When I reviewed the three years of interviews I had conducted with Mother—her final interviews—I came across things I didn’t know existed, or had overlooked as I was writing the biography. Mother’s unpublished words shed new light on her painful final years, and put them in astonishing perspective. Having written an exhaustive biography of Mother Angelica and edited three volumes of her teachings and prayers, I thought I had written my last Mother Angelica book. My intention was to compose an epilogue for the biography consisting of a few details of her last days with some excerpts from our interviews and leave it at that. But when I sat down to write, so much new material emerged that another book presented itself.

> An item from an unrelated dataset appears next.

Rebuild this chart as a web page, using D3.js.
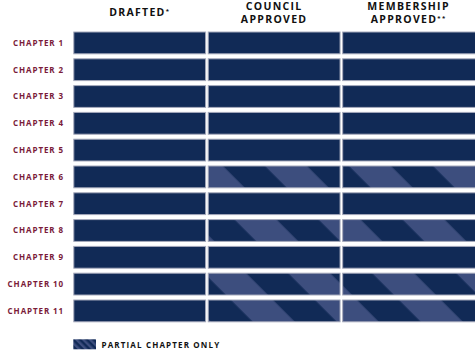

Equally as fascinating as the facts surrounding Mother’s last years are the many lives she influenced during her long public absence. Via reruns on EWTN, Mother continued (and continues) to be a part of our lives. Though her live television career was long over, the heart of her ministry—pain and suffering offered up for the good of others—continued unimpeded in her final cloistered years. Gathered here is the fruit of her labors: the personal testimonies of many people scattered throughout the world whom she reached spiritually from a monastery bed in Hanceville, Alabama.
This work also permits me a chance to reflect on my personal relationship with Mother Angelica, something I have never written about before.
What follows is the conclusion of Mother’s biography, a synopsis of her life leading up to this work, my personal account of our loving friendship, and a tribute to a cherished spiritual icon.
Attentive readers will notice that EWTN is mentioned only in passing here, as it had little connection to Mother in her final years. Following her resignation in 2000 and full withdrawal in 2001, she had no input into the day-to-day affairs of the network, nor was she or her sisters involved in the administration. That said, the spiritual ties to EWTN ran deep, and Mother always considered the network part of a personal mission entrusted to her alone.